## Code that draws figures
◆ ◆ ◆

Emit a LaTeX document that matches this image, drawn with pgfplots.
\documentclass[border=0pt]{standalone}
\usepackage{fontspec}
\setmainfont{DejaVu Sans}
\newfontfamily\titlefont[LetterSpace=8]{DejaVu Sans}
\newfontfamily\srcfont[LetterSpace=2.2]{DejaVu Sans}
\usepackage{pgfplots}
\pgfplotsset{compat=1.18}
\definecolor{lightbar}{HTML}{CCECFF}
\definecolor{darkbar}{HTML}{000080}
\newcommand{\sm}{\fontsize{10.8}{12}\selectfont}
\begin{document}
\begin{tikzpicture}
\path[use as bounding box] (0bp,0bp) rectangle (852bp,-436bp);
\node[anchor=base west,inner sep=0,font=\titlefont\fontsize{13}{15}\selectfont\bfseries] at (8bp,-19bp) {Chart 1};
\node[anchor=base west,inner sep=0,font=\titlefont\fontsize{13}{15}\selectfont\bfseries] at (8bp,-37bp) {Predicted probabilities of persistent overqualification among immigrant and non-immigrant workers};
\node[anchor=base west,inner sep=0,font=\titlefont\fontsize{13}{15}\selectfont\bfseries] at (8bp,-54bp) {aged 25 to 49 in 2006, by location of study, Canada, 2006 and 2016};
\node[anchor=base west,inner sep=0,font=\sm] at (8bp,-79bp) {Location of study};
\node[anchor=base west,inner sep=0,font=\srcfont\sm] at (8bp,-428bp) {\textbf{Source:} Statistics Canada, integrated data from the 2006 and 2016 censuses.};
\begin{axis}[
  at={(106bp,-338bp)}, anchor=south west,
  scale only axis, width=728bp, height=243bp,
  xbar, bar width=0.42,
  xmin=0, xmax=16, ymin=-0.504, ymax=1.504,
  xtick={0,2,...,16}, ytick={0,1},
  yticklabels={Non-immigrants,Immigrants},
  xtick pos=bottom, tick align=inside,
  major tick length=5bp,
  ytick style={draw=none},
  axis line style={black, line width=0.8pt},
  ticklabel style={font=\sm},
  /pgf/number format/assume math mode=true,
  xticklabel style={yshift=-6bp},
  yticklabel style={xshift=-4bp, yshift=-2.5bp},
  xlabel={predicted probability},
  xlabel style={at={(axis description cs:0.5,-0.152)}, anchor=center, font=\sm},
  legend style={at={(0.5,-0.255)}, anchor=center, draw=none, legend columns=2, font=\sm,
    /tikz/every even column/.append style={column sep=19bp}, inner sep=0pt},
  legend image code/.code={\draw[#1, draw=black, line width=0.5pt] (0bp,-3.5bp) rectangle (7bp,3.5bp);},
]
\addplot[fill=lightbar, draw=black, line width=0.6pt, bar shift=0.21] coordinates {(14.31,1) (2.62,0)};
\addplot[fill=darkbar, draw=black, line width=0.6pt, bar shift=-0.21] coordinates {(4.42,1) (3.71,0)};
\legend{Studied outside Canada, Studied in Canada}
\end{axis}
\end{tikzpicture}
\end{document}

◆ ◆ ◆

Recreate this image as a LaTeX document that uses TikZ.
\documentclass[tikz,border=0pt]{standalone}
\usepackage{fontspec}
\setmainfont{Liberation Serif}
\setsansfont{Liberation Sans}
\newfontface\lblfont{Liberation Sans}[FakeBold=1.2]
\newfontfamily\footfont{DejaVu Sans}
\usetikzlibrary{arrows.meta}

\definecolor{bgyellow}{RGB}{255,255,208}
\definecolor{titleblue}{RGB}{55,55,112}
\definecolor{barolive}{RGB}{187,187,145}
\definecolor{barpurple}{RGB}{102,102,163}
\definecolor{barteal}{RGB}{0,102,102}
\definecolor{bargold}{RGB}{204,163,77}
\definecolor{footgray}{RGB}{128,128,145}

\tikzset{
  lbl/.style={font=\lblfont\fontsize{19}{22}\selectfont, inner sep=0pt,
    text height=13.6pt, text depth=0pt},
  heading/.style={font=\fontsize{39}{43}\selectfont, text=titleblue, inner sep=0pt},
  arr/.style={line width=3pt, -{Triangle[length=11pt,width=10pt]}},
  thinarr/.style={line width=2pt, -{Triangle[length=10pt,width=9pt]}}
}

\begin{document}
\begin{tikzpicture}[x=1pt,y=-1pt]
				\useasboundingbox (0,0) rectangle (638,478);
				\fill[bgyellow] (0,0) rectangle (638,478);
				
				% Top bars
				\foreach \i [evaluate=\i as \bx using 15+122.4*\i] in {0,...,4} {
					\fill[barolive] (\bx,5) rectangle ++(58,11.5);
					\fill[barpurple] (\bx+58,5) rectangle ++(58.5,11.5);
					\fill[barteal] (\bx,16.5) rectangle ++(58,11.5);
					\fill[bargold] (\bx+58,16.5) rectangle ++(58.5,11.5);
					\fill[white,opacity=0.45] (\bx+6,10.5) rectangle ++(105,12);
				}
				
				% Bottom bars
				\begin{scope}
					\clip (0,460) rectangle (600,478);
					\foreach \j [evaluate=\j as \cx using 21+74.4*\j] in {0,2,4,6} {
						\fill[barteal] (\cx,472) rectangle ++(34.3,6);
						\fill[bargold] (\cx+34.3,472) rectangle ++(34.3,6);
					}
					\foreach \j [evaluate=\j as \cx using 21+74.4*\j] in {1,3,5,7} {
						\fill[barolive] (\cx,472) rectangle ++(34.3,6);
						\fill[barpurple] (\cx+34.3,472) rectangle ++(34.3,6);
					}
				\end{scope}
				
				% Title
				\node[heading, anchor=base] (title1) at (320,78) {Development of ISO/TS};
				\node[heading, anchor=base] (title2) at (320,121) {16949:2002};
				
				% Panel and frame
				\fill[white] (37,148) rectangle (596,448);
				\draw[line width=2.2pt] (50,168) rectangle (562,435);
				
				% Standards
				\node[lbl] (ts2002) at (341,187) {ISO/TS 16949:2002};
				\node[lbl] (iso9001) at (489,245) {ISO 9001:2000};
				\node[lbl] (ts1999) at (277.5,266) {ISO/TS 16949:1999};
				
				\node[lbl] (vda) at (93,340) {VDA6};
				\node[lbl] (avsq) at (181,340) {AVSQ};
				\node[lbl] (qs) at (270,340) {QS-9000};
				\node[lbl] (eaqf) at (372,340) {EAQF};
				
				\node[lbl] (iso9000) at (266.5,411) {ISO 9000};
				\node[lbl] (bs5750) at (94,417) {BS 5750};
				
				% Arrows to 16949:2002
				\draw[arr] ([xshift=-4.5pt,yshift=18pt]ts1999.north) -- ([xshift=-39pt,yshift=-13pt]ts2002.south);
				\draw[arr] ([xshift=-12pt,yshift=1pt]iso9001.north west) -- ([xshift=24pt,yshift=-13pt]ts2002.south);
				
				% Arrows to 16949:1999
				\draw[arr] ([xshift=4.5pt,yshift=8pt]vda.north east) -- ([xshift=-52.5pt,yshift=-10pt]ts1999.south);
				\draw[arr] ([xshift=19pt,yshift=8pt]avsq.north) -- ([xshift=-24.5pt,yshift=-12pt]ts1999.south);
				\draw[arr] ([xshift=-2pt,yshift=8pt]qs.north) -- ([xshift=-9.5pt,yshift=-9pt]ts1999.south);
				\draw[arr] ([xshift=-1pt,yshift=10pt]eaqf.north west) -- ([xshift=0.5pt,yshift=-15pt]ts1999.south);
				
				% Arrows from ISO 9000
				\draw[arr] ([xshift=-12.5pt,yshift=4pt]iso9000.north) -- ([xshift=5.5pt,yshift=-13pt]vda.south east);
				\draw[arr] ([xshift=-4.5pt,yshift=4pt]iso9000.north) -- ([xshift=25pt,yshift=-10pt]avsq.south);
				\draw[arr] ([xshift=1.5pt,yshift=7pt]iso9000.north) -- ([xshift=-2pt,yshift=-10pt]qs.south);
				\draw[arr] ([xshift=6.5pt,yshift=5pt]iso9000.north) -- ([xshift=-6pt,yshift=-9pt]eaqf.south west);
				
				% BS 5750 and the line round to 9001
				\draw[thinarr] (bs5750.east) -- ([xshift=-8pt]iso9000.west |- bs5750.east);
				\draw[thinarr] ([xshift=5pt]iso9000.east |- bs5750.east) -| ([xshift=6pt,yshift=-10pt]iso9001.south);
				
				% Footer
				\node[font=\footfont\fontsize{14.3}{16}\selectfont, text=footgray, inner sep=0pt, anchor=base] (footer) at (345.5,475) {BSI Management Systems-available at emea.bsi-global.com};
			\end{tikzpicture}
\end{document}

◆ ◆ ◆

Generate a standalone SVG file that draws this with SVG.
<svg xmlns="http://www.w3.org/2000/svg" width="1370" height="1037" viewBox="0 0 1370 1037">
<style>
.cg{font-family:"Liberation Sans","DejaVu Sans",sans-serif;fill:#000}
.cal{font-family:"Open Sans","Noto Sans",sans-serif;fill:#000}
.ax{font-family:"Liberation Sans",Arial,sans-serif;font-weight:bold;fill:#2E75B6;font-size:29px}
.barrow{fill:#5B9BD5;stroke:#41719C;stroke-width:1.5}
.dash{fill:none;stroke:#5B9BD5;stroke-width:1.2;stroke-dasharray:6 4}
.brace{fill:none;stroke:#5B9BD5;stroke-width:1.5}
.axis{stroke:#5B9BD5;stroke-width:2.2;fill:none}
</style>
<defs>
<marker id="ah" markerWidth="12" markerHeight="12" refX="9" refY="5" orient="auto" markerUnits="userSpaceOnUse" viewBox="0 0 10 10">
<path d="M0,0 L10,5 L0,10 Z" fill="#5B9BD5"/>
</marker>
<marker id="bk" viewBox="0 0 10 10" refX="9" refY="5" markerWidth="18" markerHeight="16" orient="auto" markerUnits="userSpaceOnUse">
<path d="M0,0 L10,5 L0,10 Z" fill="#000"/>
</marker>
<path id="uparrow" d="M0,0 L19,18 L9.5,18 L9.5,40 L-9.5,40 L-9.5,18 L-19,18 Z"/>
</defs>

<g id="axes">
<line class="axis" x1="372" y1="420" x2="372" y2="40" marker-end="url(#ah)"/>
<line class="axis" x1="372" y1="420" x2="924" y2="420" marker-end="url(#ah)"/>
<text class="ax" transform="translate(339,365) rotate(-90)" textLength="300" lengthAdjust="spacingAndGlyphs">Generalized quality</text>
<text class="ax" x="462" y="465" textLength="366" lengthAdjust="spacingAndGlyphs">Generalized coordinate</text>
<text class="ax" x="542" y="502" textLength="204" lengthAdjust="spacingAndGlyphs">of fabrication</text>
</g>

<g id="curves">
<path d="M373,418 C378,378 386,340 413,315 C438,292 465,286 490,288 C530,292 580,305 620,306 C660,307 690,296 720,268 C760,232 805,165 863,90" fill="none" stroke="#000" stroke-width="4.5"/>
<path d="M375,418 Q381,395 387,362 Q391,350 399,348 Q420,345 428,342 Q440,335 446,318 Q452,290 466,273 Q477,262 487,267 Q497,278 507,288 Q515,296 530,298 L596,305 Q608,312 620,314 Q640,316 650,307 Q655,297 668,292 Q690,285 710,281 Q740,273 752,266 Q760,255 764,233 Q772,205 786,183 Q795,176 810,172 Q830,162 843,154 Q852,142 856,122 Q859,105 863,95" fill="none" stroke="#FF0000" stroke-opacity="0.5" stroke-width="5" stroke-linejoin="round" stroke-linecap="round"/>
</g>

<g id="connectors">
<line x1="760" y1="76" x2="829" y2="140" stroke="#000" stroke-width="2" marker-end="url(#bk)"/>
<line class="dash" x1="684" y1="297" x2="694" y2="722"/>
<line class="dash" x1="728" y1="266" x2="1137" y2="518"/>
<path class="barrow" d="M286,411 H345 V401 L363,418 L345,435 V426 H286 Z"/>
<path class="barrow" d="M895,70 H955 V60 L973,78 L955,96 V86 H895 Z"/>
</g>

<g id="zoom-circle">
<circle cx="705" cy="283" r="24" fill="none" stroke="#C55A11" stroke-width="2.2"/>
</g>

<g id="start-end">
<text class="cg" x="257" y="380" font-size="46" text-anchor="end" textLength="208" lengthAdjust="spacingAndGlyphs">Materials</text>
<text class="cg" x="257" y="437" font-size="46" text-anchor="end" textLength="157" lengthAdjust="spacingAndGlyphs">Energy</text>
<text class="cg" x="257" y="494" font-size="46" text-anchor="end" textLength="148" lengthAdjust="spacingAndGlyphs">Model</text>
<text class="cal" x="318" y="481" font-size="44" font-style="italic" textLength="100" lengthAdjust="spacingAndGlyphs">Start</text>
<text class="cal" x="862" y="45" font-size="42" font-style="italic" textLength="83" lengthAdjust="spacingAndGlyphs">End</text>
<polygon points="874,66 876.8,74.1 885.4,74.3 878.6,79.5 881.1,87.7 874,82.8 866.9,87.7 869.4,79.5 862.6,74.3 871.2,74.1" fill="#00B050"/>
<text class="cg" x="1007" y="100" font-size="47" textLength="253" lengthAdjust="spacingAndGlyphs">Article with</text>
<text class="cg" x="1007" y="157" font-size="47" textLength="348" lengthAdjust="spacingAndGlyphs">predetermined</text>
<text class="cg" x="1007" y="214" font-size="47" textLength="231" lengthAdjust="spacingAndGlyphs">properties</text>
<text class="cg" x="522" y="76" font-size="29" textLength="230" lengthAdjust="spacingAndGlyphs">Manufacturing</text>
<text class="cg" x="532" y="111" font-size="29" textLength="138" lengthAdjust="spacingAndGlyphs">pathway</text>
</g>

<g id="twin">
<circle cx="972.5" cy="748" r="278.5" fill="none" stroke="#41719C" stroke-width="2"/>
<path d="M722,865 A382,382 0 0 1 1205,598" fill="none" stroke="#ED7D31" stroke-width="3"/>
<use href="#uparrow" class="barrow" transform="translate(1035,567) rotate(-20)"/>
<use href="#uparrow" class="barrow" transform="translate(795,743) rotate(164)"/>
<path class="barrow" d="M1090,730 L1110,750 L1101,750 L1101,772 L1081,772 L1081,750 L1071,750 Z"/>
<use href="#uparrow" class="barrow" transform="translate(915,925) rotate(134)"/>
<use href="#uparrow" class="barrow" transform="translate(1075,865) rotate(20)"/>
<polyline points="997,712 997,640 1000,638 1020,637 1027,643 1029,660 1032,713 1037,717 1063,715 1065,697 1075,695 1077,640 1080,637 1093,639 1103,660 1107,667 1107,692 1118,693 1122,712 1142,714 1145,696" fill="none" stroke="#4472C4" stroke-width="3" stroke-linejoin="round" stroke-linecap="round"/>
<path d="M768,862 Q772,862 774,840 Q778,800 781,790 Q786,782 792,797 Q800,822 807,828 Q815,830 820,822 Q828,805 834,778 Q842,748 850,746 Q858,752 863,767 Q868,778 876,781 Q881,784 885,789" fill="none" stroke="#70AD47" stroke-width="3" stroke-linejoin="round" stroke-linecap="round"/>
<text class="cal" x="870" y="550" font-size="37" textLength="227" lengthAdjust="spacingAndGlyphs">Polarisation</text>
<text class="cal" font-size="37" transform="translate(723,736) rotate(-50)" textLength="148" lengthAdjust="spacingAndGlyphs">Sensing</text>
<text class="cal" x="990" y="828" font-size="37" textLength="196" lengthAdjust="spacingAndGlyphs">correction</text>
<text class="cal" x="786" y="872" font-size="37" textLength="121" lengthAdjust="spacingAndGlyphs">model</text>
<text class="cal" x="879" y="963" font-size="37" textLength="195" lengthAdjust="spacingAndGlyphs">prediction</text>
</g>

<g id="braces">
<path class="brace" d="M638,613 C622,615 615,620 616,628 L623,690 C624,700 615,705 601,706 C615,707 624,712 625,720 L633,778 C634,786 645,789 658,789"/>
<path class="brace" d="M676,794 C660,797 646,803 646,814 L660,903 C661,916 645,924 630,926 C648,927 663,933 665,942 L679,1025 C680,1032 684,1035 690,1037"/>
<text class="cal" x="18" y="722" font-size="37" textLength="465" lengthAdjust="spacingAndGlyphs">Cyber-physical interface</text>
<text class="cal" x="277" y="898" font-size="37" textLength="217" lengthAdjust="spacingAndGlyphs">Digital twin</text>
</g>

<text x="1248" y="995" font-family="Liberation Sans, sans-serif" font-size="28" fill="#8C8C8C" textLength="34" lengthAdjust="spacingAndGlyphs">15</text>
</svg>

◆ ◆ ◆

## WHAT TO WORK ON
Each line in the entries above that includes the string "LaTeX" should be extracted.

## SOLVED EXERCISE
Emit a LaTeX document that matches this image, drawn with pgfplots.
Recreate this image as a LaTeX document that uses TikZ.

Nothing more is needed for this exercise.